Tracking Your Five-Year Clocks

Your Roth IRA custodian reports distributions to the IRS on Form 1099-R using codes that signal whether the five-year rule has been met. Code Q means the distribution is qualified: the five-year period is satisfied and you meet an age, disability, or death trigger. Code T means an exception to the penalty applies but the custodian cannot confirm the five-year period. Code J signals an early distribution with no known exception, the code most likely to accompany a taxable event.9Internal Revenue Service. Instructions for Forms 1099-R and 5498

The burden of proving your five-year clock start date falls on you, not your custodian.
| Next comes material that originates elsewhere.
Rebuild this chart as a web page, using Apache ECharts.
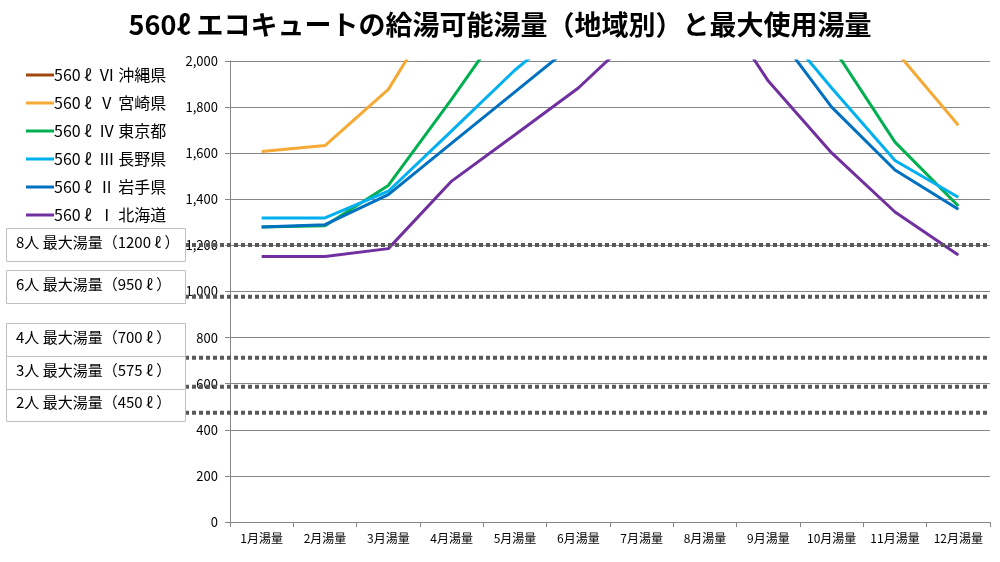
<!DOCTYPE html>
<html>
<head>
<meta charset="utf-8">
<script src="https://cdn.jsdelivr.net/npm/echarts@6/dist/echarts.min.js"></script>
<style>html,body{margin:0;padding:0;background:#fff}#c{width:1000px;height:562px}</style>
</head>
<body>
<div id="c"></div>
<script>
const months = ['1月湯量','2月湯量','3月湯量','4月湯量','5月湯量','6月湯量','7月湯量','8月湯量','9月湯量','10月湯量','11月湯量','12月湯量'];
const seriesNames = ['560 ℓ  Ⅵ 沖縄県','560 ℓ  Ⅴ 宮崎県','560 ℓ  Ⅳ 東京都','560 ℓ  Ⅲ 長野県','560 ℓ  Ⅱ 岩手県','560 ℓ  Ⅰ 北海道'];
const okinawa  = [2050, 2090, 2400, 2750, 3050, 3300, 3450, 3500, 3300, 2900, 2550, 2250];
const miyazaki = [1607, 1633, 1877, 2324, 2650, 2900, 3050, 3100, 2850, 2450, 2047, 1721];
const tokyo    = [1280, 1285, 1460, 1835, 2225, 2500, 2700, 2750, 2500, 2068, 1648, 1371];
const nagano   = [1319, 1319, 1435, 1697, 1961, 2185, 2400, 2450, 2211, 1883, 1568, 1409];
const iwate    = [1280, 1290, 1420, 1644, 1866, 2089, 2300, 2350, 2166, 1800, 1527, 1357];
const hokkaido = [1152, 1152, 1186, 1479, 1680, 1883, 2141, 2328, 1913, 1601, 1345, 1158];
const usageLabels = ['8人 最大湯量（1200 ℓ ）','6人 最大湯量（950 ℓ ）','4人 最大湯量（700 ℓ ）','3人 最大湯量（575 ℓ ）','2人 最大湯量（450 ℓ ）'];
const usageLevels = [1202, 977, 713, 587, 474];
const yTicks = [0, 200, 400, 600, 800, 1000, 1200, 1400, 1600, 1800, 2000];

const colors = ['#9E480E','#F6A935','#00B050','#00B0F0','#0070C0','#7030A0'];
const regionData = [okinawa, miyazaki, tokyo, nagano, iwate, hokkaido];
const FONT = '"Noto Sans CJK JP", "Noto Sans", sans-serif';

const chart = echarts.init(document.getElementById('c'));

const series = seriesNames.map((n, i) => ({
  name: n, type: 'line', data: regionData[i], symbol: 'none',
  xAxisIndex: 0, yAxisIndex: 0,
  lineStyle: { width: 3, color: colors[i] }, itemStyle: { color: colors[i] },
  z: 3
}));
usageLevels.forEach((v, i) => {
  series.push({
    name: usageLabels[i], type: 'line', xAxisIndex: 1, yAxisIndex: 1,
    data: [[0, v], [1, v]], symbol: 'none', silent: true,
    lineStyle: { width: 4, color: '#595959', type: [4, 3] }, z: 4
  });
});

// annotation boxes (layout only)
const boxes = [
  { y: 228, h: 33 }, { y: 270, h: 33 }, { y: 323, h: 33 }, { y: 356, h: 33 }, { y: 389, h: 32 }
];
const graphic = [];
boxes.forEach((b, i) => {
  graphic.push({ type: 'rect', left: 6, top: b.y, shape: { width: 179, height: b.h },
    style: { fill: '#fff', stroke: '#BFBFBF', lineWidth: 1 }, z: 10 });
  graphic.push({ type: 'text', left: 16, top: b.y + b.h / 2 - 10,
    style: { text: usageLabels[i], font: '15px ' + FONT, fill: '#000' }, z: 11 });
});

chart.setOption({
  animation: false,
  textStyle: { fontFamily: FONT },
  title: {
    text: '560ℓ エコキュートの給湯可能湯量（地域別）と最大使用湯量',
    left: 'center', top: 6,
    textStyle: { fontSize: 27, fontWeight: 'bold', color: '#000', fontFamily: FONT }
  },
  legend: {
    data: seriesNames, orient: 'vertical', left: 21, top: 62,
    icon: 'rect', itemWidth: 28, itemHeight: 3, itemGap: 12,
    textStyle: { fontSize: 16, color: '#000', fontFamily: FONT, padding: [0, 0, 0, -5] },
    selectedMode: false
  },
  grid: [
    { left: 230, right: 10, top: 61, bottom: 40 },
    { left: 185, right: 13, top: 61, bottom: 40 }
  ],
  xAxis: [
    { type: 'category', data: months, gridIndex: 0, boundaryGap: true,
      axisLine: { lineStyle: { color: '#868686' } },
      axisTick: { show: true, length: 5, lineStyle: { color: '#868686' } },
      axisLabel: { fontSize: 12, color: '#000', margin: 10, interval: 0 },
      splitLine: { show: false } },
    { type: 'value', gridIndex: 1, min: 0, max: 1, show: false }
  ],
  yAxis: [
    { type: 'value', gridIndex: 0, min: 0, max: 2000, interval: 200,
      axisLine: { show: true, lineStyle: { color: '#868686' } },
      axisTick: { show: true, length: 5, lineStyle: { color: '#868686' } },
      axisLabel: { fontSize: 13, color: '#000', margin: 12,
        formatter: v => v.toLocaleString('en-US') },
      splitLine: { show: true, lineStyle: { color: '#868686', width: 1 } } },
    { type: 'value', gridIndex: 1, min: 0, max: 2000, show: false }
  ],
  graphic: graphic,
  series: series
});
</script>
</body>
</html>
If you have held Roth IRAs at multiple institutions over the years, no single custodian has the full picture. Keep copies of Form 5498 (IRA Contribution Information) from every year you contributed or converted, along with Form 8606 filings that track conversion amounts and basis.10Internal Revenue Service. Instructions for Form 8606 The first Form 5498 showing a Roth IRA contribution is your proof of when the clock started. Losing that documentation can lead to paying tax on money that should have been free and clear.